Андрей заскучал по дому, работе, мастерской.
Но вот и прощание. Подарки.
По просьбе дочери Андрей набросал три рисунка. Один – пушистых воробьёв подкрасил пастельными мелками. Приехавший с ним Владимир Жуковский тоже нарисовал птицу.
Я предложил раковины на выбор. Там были красивые шлемообразные, с бежево-коричневыми разливами перламутра, Кин-Коны и винтообразные Тритоны, но Андрей без колебаний остановился на этой Развёртке, как их называли на Кубе наши люди. Она с первого дня приглянулась ему…
Спустя годы в Красноярске в мастерской Андрей, как это умел только он, устраивал для меня – единственного зрителя непредсказуемо разворачивающуюся экспозицию ещё не виданных мною работ. По ходу неспешного разговора возникала необходимость разместить ещё что-то, ещё и так – до полного заполнения всей мастерской. За считанные часы передо мной открылся многолетний путь исканий и свершений художника.
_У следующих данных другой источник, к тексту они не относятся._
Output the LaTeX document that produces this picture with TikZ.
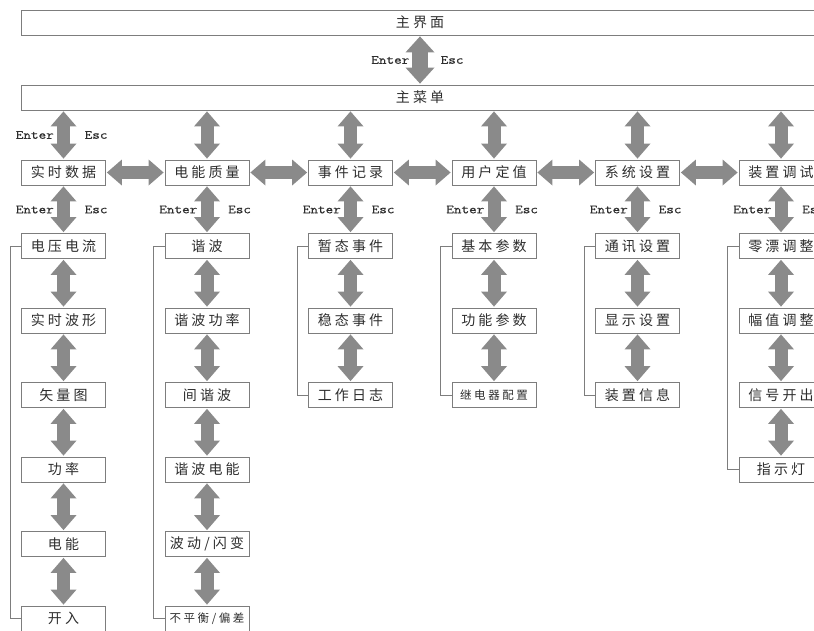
\documentclass[tikz,border=0pt]{standalone}
\usepackage{fontspec}
\setmainfont{Noto Sans CJK SC}
\setmonofont[FakeStretch=1.18,FakeBold=0.5]{Latin Modern Mono}
\usetikzlibrary{arrows.meta}

\definecolor{edgegray}{RGB}{125,125,125}
\definecolor{arrgray}{RGB}{138,138,138}
\definecolor{txtgray}{RGB}{45,45,45}

\tikzset{
  box/.style={rectangle,draw=edgegray,line width=.8pt,minimum width=84pt,minimum height=25pt,
    inner sep=0pt,text=txtgray,font=\fontsize{14}{16}\selectfont},
  small/.style={font=\fontsize{11.5}{13}\selectfont},
  fat/.style={line width=13pt,draw=arrgray,
    {Triangle[length=15pt,width=26pt,line width=0pt]}-{Triangle[length=15pt,width=26pt,line width=0pt]},
    shorten <=1pt,shorten >=1pt},
  bigfat/.style={fat,line width=16pt,
    {Triangle[length=16pt,width=29pt,line width=0pt]}-{Triangle[length=16pt,width=29pt,line width=0pt]}},
  key/.style={inner sep=0pt,text=txtgray,font=\ttfamily\fontsize{12.5}{14}\selectfont},
  bracket/.style={draw=edgegray,line width=.8pt}
}

\begin{document}
\begin{tikzpicture}[x=1pt,y=-1pt]
    \useasboundingbox (0,0) rectangle (814,630);
    % top level
    \node (main) [box,minimum width=798pt] at (420,22.5) {主 界 面};
    \node (menu) [box,minimum width=798pt] at (420,97.5) {主 菜 单};
    \draw [bigfat] (main) -- (menu);
    \node (e0) [key,anchor=east] at (409.5,60) {Enter};
    \node (x0) [key,anchor=west] at (440.5,60) {Esc};
    % menu entries
    \node (1) [box] at (63.5,172.5) {实 时 数 据};
    \node (2) [box] at (207,172.5) {电 能 质 量};
    \node (3) [box] at (350.5,172.5) {事 件 记 录};
    \node (4) [box] at (494,172.5) {用 户 定 值};
    \node (5) [box] at (637.5,172.5) {系 统 设 置};
    \node (6) [box] at (781,172.5) {装 置 调 试};
    \draw [fat] (menu.south -| 1) -- (1);
    \draw [fat] (menu.south -| 2) -- (2);
    \draw [fat] (menu.south -| 3) -- (3);
    \draw [fat] (menu.south -| 4) -- (4);
    \draw [fat] (menu.south -| 5) -- (5);
    \draw [fat] (menu.south -| 6) -- (6);
    \node (e1) [key,anchor=east] at (54,135) {Enter};
    \node (x1) [key,anchor=west] at (84.5,135) {Esc};
    \draw [fat] (1) -- (2);
    \draw [fat] (2) -- (3);
    \draw [fat] (3) -- (4);
    \draw [fat] (4) -- (5);
    \draw [fat] (5) -- (6);
    % 实时数据
    \node (11) [box] at (63.5,246) {电 压 电 流};
    \node (12) [box] at (63.5,320.5) {实 时 波 形};
    \node (13) [box] at (63.5,395) {矢 量 图};
    \node (14) [box] at (63.5,469.5) {功 率};
    \node (15) [box] at (63.5,544) {电 能};
    \node (16) [box] at (63.5,618.5) {开 入};
    % 电能质量
    \node (21) [box] at (207,246) {谐 波};
    \node (22) [box] at (207,320.5) {谐 波 功 率};
    \node (23) [box] at (207,395) {间 谐 波};
    \node (24) [box] at (207,469.5) {谐 波 电 能};
    \node (25) [box] at (207,544) {波 动 / 闪 变};
    \node (26) [box,small] at (207,618.5) {不 平 衡 / 偏 差};
    % 事件记录
    \node (31) [box] at (350.5,246) {暂 态 事 件};
    \node (32) [box] at (350.5,320.5) {稳 态 事 件};
    \node (33) [box] at (350.5,395) {工 作 日 志};
    % 用户定值
    \node (41) [box] at (494,246) {基 本 参 数};
    \node (42) [box] at (494,320.5) {功 能 参 数};
    \node (43) [box,small] at (494,395) {继 电 器 配 置};
    % 系统设置
    \node (51) [box] at (637.5,246) {通 讯 设 置};
    \node (52) [box] at (637.5,320.5) {显 示 设 置};
    \node (53) [box] at (637.5,395) {装 置 信 息};
    % 装置调试
    \node (61) [box] at (781,246) {零 漂 调 整};
    \node (62) [box] at (781,320.5) {幅 值 调 整};
    \node (63) [box] at (781,395) {信 号 开 出};
    \node (64) [box] at (781,469.5) {指 示 灯};
    % Enter / Esc into the sub menus
    \draw [fat] (1) -- (11);
    \draw [fat] (2) -- (21);
    \draw [fat] (3) -- (31);
    \draw [fat] (4) -- (41);
    \draw [fat] (5) -- (51);
    \draw [fat] (6) -- (61);
    \node (e11) [key,anchor=east] at (54,209.5) {Enter};
    \node (x11) [key,anchor=west] at (84.5,209.5) {Esc};
    \node (e21) [key,anchor=east] at (197.5,209.5) {Enter};
    \node (x21) [key,anchor=west] at (228,209.5) {Esc};
    \node (e31) [key,anchor=east] at (341,209.5) {Enter};
    \node (x31) [key,anchor=west] at (371.5,209.5) {Esc};
    \node (e41) [key,anchor=east] at (484.5,209.5) {Enter};
    \node (x41) [key,anchor=west] at (515,209.5) {Esc};
    \node (e51) [key,anchor=east] at (628,209.5) {Enter};
    \node (x51) [key,anchor=west] at (658.5,209.5) {Esc};
    \node (e61) [key,anchor=east] at (771.5,209.5) {Enter};
    \node (x61) [key,anchor=west] at (802,209.5) {Esc};
    % steps inside the sub menus
    \draw [fat] (11) -- (12);
    \draw [fat] (12) -- (13);
    \draw [fat] (13) -- (14);
    \draw [fat] (14) -- (15);
    \draw [fat] (15) -- (16);
    \draw [fat] (21) -- (22);
    \draw [fat] (22) -- (23);
    \draw [fat] (23) -- (24);
    \draw [fat] (24) -- (25);
    \draw [fat] (25) -- (26);
    \draw [fat] (31) -- (32);
    \draw [fat] (32) -- (33);
    \draw [fat] (41) -- (42);
    \draw [fat] (42) -- (43);
    \draw [fat] (51) -- (52);
    \draw [fat] (52) -- (53);
    \draw [fat] (61) -- (62);
    \draw [fat] (62) -- (63);
    \draw [fat] (63) -- (64);
    % return lines
    \draw [bracket] (11.west) -- ++(-11,0) |- (16.west);
    \draw [bracket] (21.west) -- ++(-11,0) |- (26.west);
    \draw [bracket] (31.west) -- ++(-11,0) |- (33.west);
    \draw [bracket] (41.west) -- ++(-11,0) |- (43.west);
    \draw [bracket] (51.west) -- ++(-11,0) |- (53.west);
    \draw [bracket] (61.west) -- ++(-11,0) |- (64.west);
\end{tikzpicture}
\end{document}
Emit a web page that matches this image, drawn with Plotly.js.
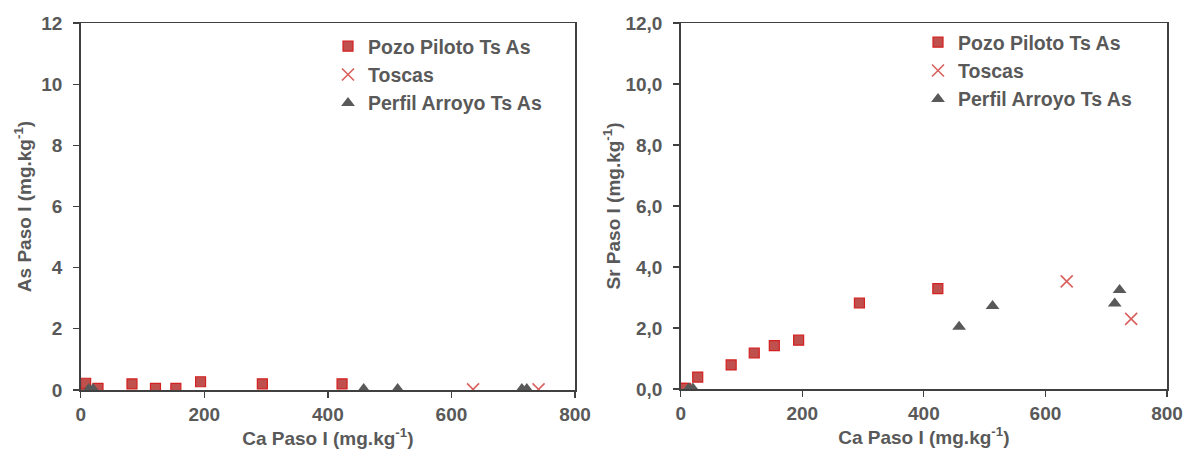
<!DOCTYPE html>
<html>
<head>
<meta charset="utf-8">
<script src="https://cdn.plot.ly/plotly-3.0.1.min.js"></script>
<style>html,body{margin:0;padding:0;background:#fff;}#chart{width:1187px;height:449px;}</style>
</head>
<body>
<div id="chart"></div>
<script>
// Data
const caPozo   = [2, 8, 28, 83, 121, 154, 194, 294, 423];
const asPozo   = [0.10, 0.22, 0.05, 0.20, 0.05, 0.05, 0.27, 0.20, 0.20];
const srPozo   = [0.02, 0.02, 0.39, 0.79, 1.18, 1.42, 1.60, 2.82, 3.29];

const caToscas = [635, 741];
const asToscas = [0.02, 0.02];
const srToscas = [3.53, 2.30];

const caPerfil = [13, 20, 458, 513, 714, 722];
const asPerfil = [0.03, 0.03, 0.03, 0.03, 0.03, 0.03];
const srPerfil = [0.02, 0.02, 2.04, 2.72, 2.80, 3.25];

const names = ['Pozo Piloto Ts As', 'Toscas', 'Perfil Arroyo Ts As'];
const xTitle = 'Ca Paso I (mg.kg<sup>-1</sup>)';
const yTitleLeft = 'As Paso I (mg.kg<sup>-1</sup>)';
const yTitleRight = 'Sr Paso I (mg.kg<sup>-1</sup>)';

const gray = '#595959';
const fam = 'Arial, "Liberation Sans", sans-serif';
const tickFnt = {family: fam, size: 19, color: gray, weight: 'bold'};
const titleFnt = {family: fam, size: 19, color: gray, weight: 'bold'};
const legFnt = {family: fam, size: 19.5, color: gray, weight: 'bold'};

const sqMarker = {symbol: 'square', size: 10, color: '#c0504d', line: {color: '#d42020', width: 1.2}};
const xMarker = {symbol: 'x-thin', size: 12, color: '#d9605e', line: {color: '#d9605e', width: 1.6}};
const triMarker = {symbol: 'triangle-up', size: 12, color: '#595959', line: {width: 0}};

const traces = [
  {x: caPozo, y: asPozo, name: names[0], mode: 'markers', type: 'scatter', marker: sqMarker, xaxis: 'x', yaxis: 'y', legend: 'legend'},
  {x: caToscas, y: asToscas, name: names[1], mode: 'markers', type: 'scatter', marker: xMarker, xaxis: 'x', yaxis: 'y', legend: 'legend'},
  {x: caPerfil, y: asPerfil, name: names[2], mode: 'markers', type: 'scatter', marker: triMarker, xaxis: 'x', yaxis: 'y', legend: 'legend'},
  {x: caPozo, y: srPozo, name: names[0], mode: 'markers', type: 'scatter', marker: sqMarker, xaxis: 'x2', yaxis: 'y2', legend: 'legend2'},
  {x: caToscas, y: srToscas, name: names[1], mode: 'markers', type: 'scatter', marker: xMarker, xaxis: 'x2', yaxis: 'y2', legend: 'legend2'},
  {x: caPerfil, y: srPerfil, name: names[2], mode: 'markers', type: 'scatter', marker: triMarker, xaxis: 'x2', yaxis: 'y2', legend: 'legend2'}
];

const W = 1187, H = 449;
const axCommon = {
  showgrid: false, zeroline: false, showline: true, mirror: true,
  linecolor: '#404040', linewidth: 1.5,
  ticks: 'outside', ticklen: 6, tickwidth: 1.3, tickcolor: '#404040',
  tickfont: tickFnt, automargin: false, fixedrange: true
};

const layout = {
  width: W, height: H,
  margin: {l: 0, r: 0, t: 0, b: 0},
  paper_bgcolor: '#fff', plot_bgcolor: '#fff',
  separators: ',.',
  font: tickFnt,
  showlegend: true,
  xaxis: Object.assign({}, axCommon, {
    domain: [80.7 / W, 575 / W], range: [0, 800], dtick: 200, tickformat: 'd',
    ticklabelstandoff: 1,
    anchor: 'y', title: {text: xTitle, font: titleFnt, standoff: 3}
  }),
  yaxis: Object.assign({}, axCommon, {
    domain: [1 - 390 / H, 1 - 23 / H], range: [0, 12], dtick: 2, tickformat: 'd',
    ticklabelstandoff: 7,
    anchor: 'x', title: {text: yTitleLeft, font: titleFnt, standoff: 4}
  }),
  xaxis2: Object.assign({}, axCommon, {
    domain: [680.7 / W, 1167 / W], range: [0, 800], dtick: 200, tickformat: 'd',
    ticklabelstandoff: 1,
    anchor: 'y2', title: {text: xTitle, font: titleFnt, standoff: 3}
  }),
  yaxis2: Object.assign({}, axCommon, {
    domain: [1 - 389 / H, 1 - 23 / H], range: [0, 12], dtick: 2, tickformat: '.1f',
    ticklabelstandoff: 7,
    anchor: 'x2', title: {text: yTitleRight, font: titleFnt, standoff: 0}
  }),
  legend: {
    x: 328 / W, xanchor: 'left', y: 1 - 27 / H, yanchor: 'top',
    bgcolor: 'rgba(0,0,0,0)', borderwidth: 0, font: legFnt, itemwidth: 30, tracegroupgap: 0
  },
  legend2: {
    x: 918 / W, xanchor: 'left', y: 1 - 23 / H, yanchor: 'top',
    bgcolor: 'rgba(0,0,0,0)', borderwidth: 0, font: legFnt, itemwidth: 30, tracegroupgap: 0
  }
};

Plotly.newPlot('chart', traces, layout, {displayModeBar: false, staticPlot: true});
</script>
</body>
</html>
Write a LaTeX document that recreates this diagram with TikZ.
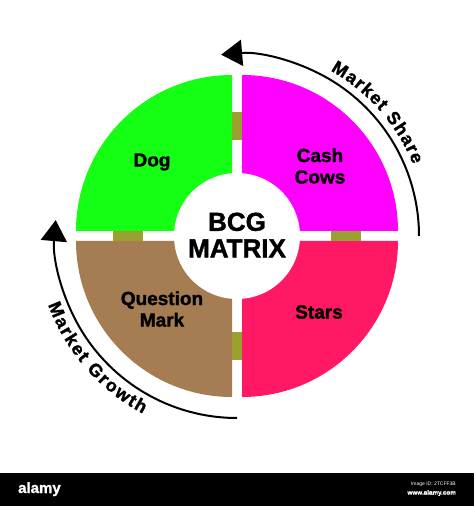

Тогда уже существовала серия – «Жизнь человека». С удивлением и радостью я увидел раковину и со всей очевидностью то, что из неё вышло…
И сейчас, взяв в руки и рассматривая раковины, те, что остались дома, легко оживают и овеществляются воспоминания кубинских дней – запах морского воздуха, шум тропических ливней, влажная прохлада просёлочных лесных дорог на затерянный в горах Сан Антонио де лос Баньос, добрые и весёлые друзья, рукотворные красоты Гаваны, огромное солнце, поднимающееся от горизонта, чёрные, бархатные звёздные ночи, подсвеченные слабыми огоньками маленьких городков и далеко разбросанный друг от друга хижин. Это напоминаниео страницах отдельной жизни…
Глядя на раковину, Андрей увидел в ней много бóльшее – саму жизнь и мир, родившиеся и пребывающие в гармонии формы и цветă, лежащие в основе творения. Мотив раковины проступает в последнем размышлении Мастера о Пространстве, Планете, Сотворении мира…
Вадим Серебренников, Москва, 2008 год.